What needs to be done
All lines holding the string "document" are to be shown.

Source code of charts
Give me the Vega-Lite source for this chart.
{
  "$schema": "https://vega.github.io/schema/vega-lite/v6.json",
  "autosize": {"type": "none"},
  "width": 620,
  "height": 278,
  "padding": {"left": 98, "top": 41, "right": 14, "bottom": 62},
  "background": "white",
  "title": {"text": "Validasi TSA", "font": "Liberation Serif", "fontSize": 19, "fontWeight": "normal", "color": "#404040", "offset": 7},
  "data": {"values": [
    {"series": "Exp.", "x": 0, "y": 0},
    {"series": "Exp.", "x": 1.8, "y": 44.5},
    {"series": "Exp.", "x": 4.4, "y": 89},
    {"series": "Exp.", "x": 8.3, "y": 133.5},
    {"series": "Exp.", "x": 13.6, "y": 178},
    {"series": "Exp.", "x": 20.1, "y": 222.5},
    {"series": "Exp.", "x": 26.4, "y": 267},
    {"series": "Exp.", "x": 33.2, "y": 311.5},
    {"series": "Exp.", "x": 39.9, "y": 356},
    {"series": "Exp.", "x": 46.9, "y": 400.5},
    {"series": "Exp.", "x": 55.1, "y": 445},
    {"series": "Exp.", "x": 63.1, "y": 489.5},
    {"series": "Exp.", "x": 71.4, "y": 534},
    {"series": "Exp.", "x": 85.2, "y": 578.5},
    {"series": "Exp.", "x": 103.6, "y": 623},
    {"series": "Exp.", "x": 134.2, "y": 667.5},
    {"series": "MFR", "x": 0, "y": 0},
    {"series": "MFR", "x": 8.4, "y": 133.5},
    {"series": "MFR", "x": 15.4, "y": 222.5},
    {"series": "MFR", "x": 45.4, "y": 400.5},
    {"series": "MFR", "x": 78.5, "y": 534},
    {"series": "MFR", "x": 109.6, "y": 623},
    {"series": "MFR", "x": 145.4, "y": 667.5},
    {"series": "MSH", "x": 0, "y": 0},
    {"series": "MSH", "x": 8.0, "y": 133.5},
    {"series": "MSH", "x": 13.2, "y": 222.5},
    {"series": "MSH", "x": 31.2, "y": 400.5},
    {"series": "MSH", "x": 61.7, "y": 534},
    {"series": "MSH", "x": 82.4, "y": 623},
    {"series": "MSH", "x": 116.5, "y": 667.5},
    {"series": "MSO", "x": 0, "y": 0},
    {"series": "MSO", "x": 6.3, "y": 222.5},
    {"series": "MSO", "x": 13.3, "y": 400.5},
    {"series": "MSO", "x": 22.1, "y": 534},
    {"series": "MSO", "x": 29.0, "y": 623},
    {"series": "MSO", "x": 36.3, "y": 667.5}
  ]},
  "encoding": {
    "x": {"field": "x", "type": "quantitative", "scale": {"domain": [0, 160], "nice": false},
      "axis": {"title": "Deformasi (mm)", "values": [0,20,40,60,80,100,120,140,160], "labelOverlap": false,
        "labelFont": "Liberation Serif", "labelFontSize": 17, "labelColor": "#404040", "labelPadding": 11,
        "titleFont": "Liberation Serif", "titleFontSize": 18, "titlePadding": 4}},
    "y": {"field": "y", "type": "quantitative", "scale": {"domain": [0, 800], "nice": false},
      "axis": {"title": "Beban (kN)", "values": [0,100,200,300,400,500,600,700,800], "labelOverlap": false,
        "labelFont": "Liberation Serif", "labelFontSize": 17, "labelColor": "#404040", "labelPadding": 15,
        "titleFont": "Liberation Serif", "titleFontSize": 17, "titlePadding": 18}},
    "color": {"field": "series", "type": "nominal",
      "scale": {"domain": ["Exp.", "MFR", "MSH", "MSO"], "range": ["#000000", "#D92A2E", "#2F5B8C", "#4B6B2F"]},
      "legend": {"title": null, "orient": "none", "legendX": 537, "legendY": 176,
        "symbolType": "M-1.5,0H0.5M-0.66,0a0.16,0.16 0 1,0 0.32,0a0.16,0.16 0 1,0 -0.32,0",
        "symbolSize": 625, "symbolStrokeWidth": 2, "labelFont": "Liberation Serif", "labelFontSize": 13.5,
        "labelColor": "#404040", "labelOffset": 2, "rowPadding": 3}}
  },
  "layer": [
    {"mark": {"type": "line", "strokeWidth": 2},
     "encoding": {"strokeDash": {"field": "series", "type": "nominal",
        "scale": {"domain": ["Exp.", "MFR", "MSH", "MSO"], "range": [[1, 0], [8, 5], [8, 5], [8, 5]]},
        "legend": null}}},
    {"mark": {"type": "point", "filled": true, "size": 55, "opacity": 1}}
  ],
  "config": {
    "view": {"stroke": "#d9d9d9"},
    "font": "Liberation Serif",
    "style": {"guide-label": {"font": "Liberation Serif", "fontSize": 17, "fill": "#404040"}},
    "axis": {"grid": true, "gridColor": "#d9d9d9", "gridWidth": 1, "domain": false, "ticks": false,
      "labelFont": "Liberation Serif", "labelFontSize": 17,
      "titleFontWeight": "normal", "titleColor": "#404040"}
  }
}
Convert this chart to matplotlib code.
* * *
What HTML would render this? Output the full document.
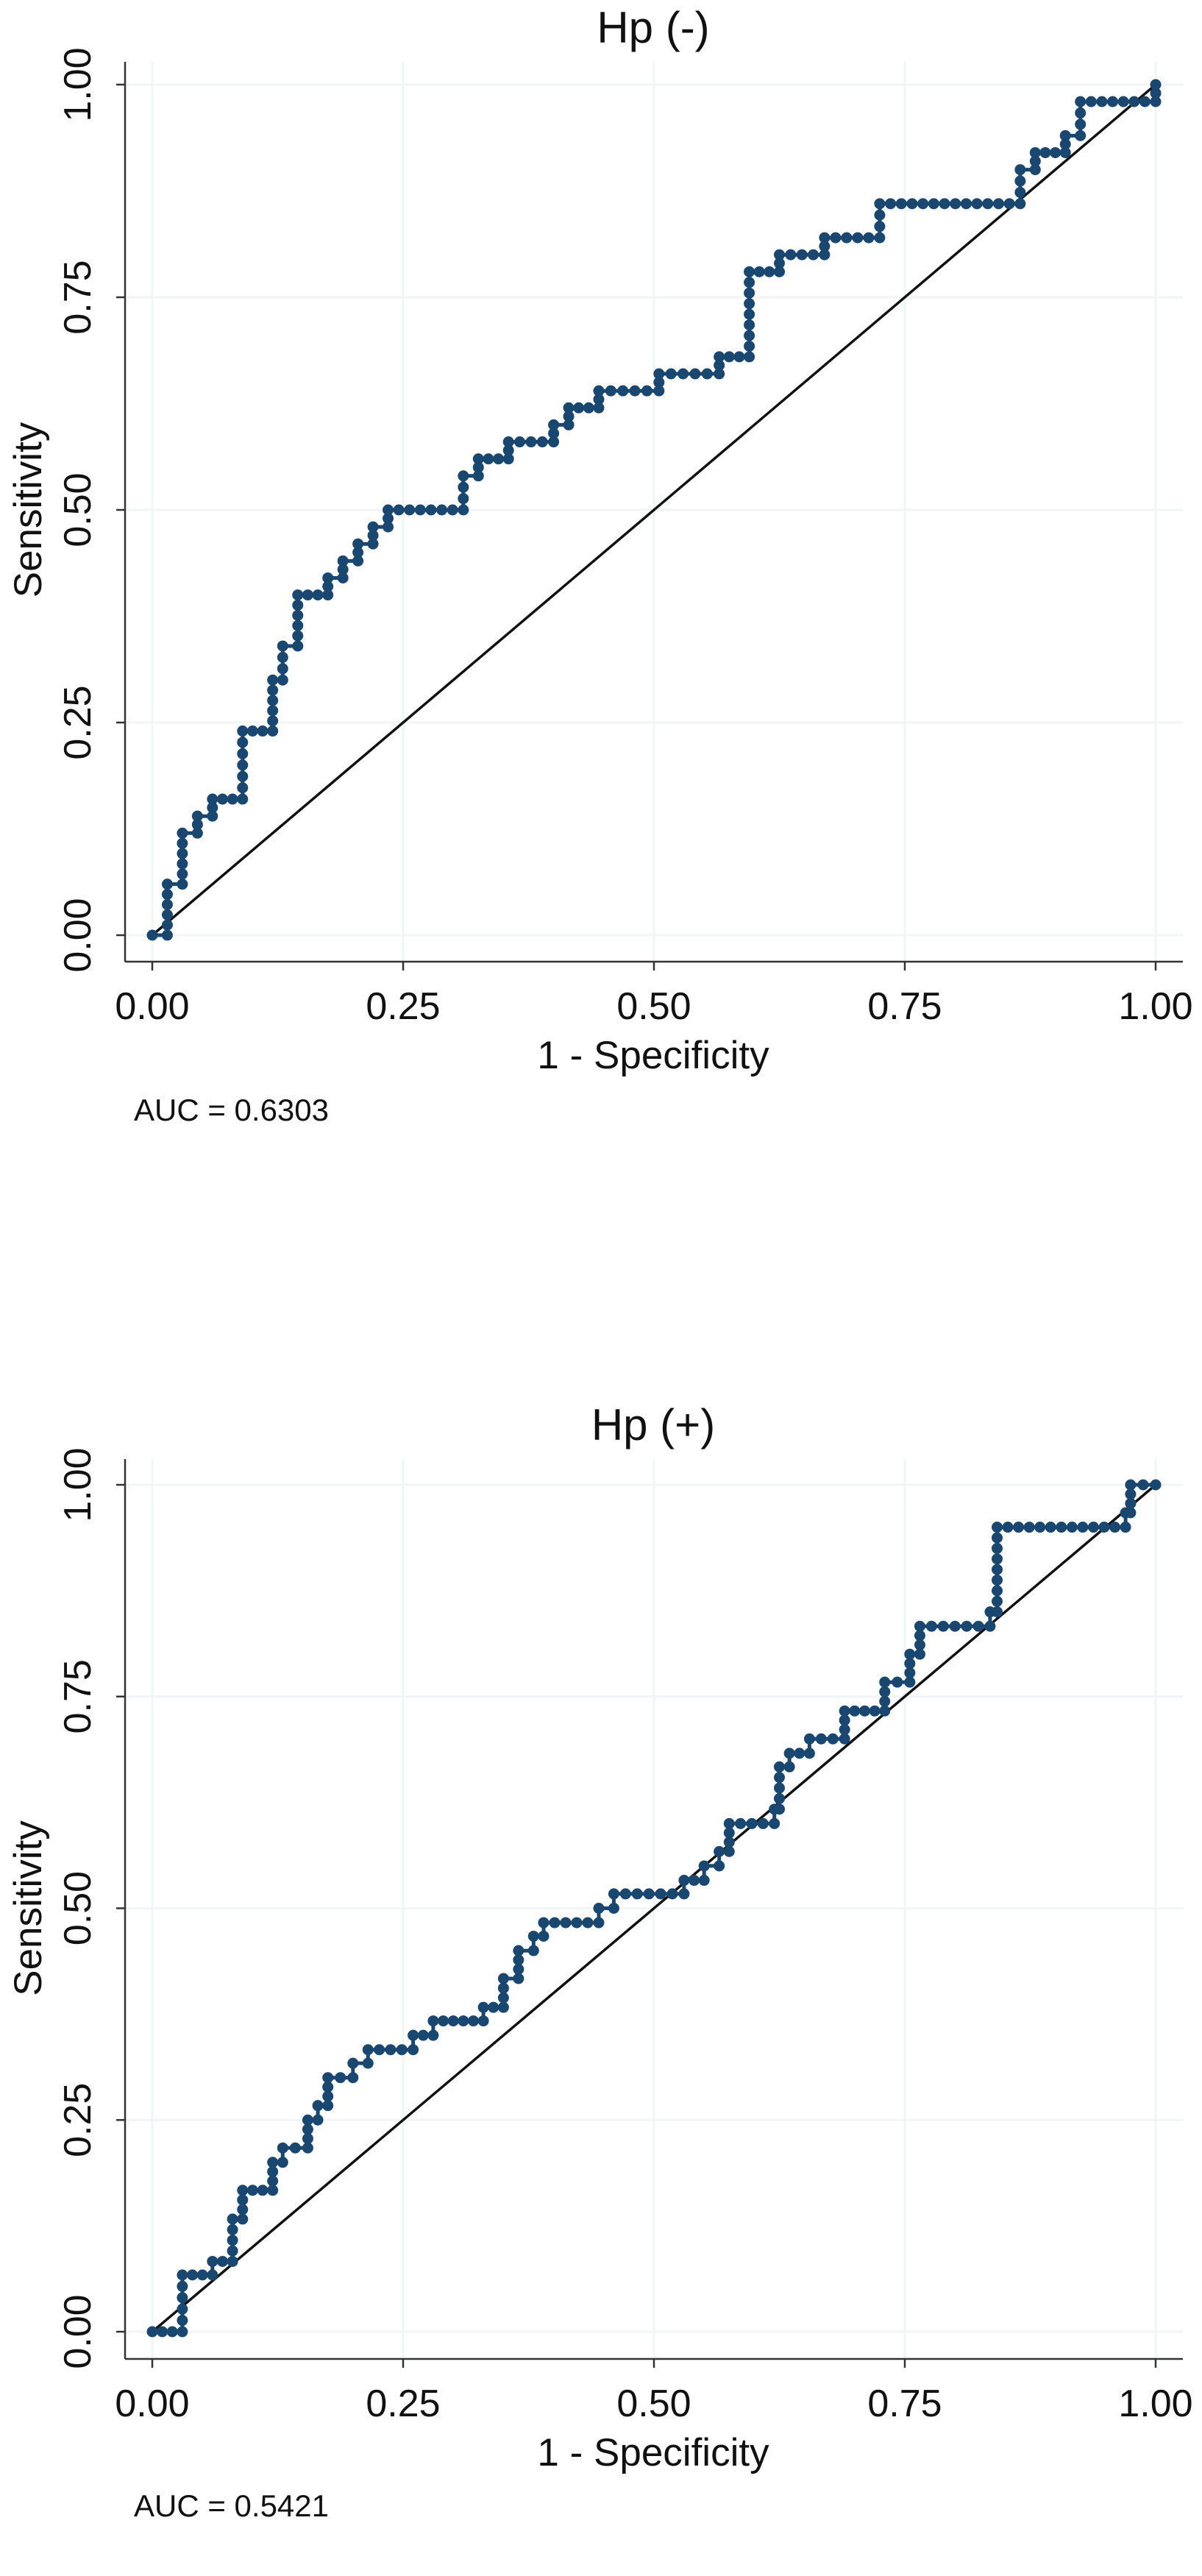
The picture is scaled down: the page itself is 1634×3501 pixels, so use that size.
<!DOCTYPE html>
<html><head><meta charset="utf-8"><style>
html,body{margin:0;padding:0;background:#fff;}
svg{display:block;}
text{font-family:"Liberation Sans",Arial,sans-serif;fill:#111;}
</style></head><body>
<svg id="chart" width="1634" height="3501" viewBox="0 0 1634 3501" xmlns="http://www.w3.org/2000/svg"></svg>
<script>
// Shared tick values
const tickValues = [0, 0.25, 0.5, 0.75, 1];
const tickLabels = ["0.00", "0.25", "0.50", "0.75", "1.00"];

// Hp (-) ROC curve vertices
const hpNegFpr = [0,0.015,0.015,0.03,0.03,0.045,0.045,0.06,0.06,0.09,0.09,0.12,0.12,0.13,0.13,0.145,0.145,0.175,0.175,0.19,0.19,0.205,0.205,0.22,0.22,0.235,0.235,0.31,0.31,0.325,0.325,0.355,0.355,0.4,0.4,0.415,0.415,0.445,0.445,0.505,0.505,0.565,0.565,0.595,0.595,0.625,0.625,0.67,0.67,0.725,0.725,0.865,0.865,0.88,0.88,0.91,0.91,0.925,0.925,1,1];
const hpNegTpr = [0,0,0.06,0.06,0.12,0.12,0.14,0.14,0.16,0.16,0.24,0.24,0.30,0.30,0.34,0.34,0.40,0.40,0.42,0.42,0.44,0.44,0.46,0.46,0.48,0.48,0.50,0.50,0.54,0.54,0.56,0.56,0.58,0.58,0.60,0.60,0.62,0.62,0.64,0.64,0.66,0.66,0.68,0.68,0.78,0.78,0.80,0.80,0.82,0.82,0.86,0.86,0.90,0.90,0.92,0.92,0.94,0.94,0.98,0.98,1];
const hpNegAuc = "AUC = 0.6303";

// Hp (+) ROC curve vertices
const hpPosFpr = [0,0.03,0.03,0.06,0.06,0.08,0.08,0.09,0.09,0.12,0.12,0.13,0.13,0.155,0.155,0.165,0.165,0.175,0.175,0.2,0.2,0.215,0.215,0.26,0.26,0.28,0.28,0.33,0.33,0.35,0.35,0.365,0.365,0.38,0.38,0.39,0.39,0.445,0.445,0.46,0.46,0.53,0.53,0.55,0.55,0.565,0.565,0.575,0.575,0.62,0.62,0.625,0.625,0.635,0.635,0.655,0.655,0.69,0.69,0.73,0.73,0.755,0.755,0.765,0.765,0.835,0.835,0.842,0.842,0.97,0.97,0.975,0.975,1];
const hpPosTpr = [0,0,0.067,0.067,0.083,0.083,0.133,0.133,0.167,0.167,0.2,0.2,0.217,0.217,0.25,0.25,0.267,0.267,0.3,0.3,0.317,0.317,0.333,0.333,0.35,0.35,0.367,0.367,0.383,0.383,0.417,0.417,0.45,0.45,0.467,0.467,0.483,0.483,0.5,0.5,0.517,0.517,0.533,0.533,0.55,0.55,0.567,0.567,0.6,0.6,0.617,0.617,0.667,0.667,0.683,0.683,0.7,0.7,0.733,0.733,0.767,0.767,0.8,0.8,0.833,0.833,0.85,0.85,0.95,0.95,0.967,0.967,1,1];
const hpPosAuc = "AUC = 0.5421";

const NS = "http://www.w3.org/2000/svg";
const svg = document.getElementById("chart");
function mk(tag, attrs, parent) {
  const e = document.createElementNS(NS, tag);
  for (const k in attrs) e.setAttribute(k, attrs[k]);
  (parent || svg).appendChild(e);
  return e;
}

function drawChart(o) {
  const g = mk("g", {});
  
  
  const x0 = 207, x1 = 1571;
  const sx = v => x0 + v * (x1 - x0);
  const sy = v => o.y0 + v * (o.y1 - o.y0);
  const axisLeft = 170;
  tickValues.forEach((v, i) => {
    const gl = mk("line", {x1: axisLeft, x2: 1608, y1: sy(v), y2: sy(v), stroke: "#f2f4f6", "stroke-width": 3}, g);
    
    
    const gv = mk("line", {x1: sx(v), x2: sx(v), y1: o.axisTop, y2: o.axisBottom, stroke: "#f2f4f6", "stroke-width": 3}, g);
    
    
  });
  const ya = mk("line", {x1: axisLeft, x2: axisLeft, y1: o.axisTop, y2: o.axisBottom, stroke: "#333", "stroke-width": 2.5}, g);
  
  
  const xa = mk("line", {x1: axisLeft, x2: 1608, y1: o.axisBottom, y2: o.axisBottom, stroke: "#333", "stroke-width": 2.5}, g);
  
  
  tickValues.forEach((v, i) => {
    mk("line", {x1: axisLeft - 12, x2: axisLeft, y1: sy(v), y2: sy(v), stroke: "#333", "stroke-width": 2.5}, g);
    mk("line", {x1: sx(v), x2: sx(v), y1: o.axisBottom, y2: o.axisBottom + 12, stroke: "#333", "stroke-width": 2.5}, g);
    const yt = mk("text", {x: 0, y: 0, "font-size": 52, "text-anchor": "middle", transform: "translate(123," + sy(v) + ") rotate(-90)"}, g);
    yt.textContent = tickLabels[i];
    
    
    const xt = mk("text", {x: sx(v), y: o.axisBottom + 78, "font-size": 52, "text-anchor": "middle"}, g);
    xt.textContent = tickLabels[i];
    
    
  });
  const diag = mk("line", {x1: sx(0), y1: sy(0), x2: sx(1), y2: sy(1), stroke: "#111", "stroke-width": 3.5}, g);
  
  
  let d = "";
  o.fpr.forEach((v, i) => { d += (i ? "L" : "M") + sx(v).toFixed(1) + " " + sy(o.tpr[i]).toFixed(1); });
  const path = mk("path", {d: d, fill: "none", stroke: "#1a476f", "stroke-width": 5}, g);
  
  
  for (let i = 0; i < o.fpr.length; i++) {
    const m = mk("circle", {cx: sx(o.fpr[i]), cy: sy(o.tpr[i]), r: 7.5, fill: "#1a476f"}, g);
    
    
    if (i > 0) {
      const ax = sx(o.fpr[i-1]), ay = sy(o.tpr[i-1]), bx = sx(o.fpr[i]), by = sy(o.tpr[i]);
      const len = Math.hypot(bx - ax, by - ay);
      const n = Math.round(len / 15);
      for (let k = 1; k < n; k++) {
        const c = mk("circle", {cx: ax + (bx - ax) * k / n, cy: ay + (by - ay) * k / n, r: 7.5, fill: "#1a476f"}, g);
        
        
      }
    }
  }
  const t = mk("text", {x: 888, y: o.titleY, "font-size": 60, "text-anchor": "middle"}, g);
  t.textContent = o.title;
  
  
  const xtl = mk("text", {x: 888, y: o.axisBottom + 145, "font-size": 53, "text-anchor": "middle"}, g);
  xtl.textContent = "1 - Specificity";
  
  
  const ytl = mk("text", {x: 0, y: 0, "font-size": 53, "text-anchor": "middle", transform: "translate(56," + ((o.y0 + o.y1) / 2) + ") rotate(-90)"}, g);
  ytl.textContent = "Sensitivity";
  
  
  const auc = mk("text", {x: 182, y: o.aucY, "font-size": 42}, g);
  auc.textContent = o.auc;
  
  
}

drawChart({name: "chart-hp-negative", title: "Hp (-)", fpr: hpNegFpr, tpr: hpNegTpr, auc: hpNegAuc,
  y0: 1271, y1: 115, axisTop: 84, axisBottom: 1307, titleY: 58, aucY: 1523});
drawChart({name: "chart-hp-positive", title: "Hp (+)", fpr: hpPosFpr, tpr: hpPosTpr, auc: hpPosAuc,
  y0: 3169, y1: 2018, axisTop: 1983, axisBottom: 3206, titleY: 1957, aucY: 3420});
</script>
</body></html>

Full answer
What HTML would render this? Output the full document.
const svg = document.getElementById("chart");
  const e = document.createElementNS(NS, tag);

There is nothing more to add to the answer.